Problem → Identify each line below containing the string "this" and copy it.

**** Data section

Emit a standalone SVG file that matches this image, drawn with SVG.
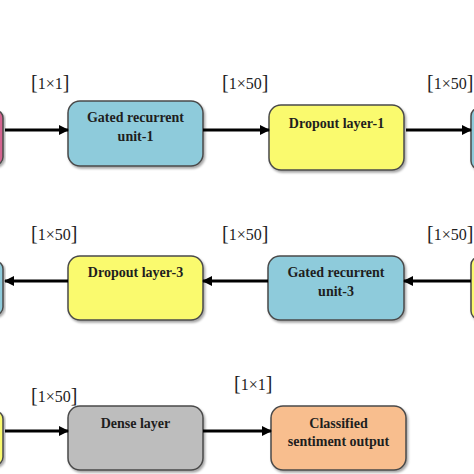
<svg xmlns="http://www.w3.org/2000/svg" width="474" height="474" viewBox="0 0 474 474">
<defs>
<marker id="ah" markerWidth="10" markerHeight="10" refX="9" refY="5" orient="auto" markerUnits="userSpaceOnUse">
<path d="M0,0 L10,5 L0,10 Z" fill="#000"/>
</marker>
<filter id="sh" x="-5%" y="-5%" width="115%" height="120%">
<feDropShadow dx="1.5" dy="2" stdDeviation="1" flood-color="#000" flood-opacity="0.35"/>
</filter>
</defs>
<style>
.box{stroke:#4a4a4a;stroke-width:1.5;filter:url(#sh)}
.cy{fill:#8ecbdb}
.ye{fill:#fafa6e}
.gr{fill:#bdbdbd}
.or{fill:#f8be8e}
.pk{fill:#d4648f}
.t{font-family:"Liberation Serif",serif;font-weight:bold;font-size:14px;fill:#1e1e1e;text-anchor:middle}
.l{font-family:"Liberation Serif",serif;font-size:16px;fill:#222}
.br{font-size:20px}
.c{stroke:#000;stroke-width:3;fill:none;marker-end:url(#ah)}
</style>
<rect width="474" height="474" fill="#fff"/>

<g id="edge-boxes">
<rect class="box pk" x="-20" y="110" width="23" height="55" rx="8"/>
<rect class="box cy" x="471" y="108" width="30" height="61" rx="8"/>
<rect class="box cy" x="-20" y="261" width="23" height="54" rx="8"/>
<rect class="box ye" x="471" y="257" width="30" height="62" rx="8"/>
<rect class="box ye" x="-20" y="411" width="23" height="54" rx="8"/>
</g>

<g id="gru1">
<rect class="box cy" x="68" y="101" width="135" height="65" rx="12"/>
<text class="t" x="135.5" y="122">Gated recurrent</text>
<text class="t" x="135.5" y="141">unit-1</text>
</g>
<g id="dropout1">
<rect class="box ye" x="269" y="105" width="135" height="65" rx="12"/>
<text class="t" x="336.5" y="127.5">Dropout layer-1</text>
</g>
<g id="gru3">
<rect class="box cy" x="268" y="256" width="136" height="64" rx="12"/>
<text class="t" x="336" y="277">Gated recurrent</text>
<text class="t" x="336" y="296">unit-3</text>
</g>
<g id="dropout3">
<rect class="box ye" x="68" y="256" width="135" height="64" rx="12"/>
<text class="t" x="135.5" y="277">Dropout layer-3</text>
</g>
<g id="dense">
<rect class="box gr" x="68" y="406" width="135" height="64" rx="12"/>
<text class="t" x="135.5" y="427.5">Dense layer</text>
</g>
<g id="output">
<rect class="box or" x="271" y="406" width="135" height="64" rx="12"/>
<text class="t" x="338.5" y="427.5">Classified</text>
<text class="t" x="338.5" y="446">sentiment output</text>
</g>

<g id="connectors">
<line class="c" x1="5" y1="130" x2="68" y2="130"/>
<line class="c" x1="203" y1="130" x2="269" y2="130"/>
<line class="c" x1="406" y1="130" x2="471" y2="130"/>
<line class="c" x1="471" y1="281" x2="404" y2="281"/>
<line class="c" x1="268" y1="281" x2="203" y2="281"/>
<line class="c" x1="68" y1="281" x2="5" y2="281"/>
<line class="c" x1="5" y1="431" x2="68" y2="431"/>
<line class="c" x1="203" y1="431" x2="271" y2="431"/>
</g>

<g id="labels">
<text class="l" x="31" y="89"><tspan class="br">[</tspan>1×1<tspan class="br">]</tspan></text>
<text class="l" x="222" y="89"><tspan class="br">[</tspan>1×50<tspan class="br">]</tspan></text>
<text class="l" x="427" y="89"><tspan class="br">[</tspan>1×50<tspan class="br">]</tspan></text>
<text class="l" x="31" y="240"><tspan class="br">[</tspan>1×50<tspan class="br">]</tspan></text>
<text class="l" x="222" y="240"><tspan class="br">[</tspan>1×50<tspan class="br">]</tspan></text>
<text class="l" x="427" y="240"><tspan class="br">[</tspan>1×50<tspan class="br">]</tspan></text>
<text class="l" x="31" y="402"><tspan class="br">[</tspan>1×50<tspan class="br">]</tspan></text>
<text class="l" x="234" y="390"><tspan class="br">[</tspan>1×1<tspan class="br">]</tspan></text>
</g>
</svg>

********
**** Data section

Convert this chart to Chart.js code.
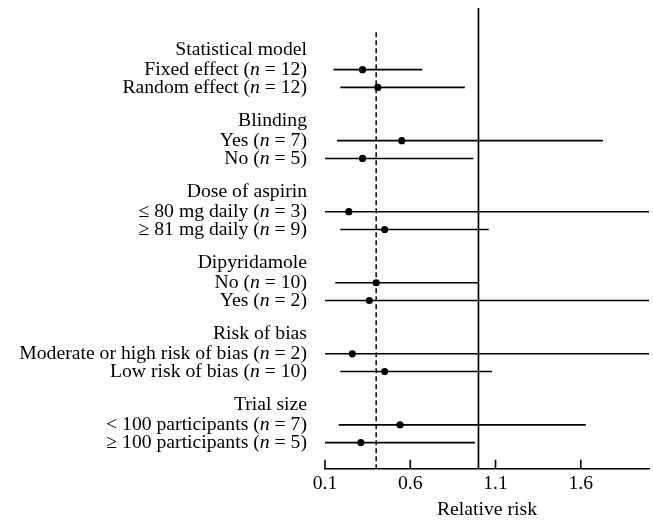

********

Response to the task →
Emit a standalone SVG file that matches this image, drawn with SVG.
Convert this chart to Chart.js code.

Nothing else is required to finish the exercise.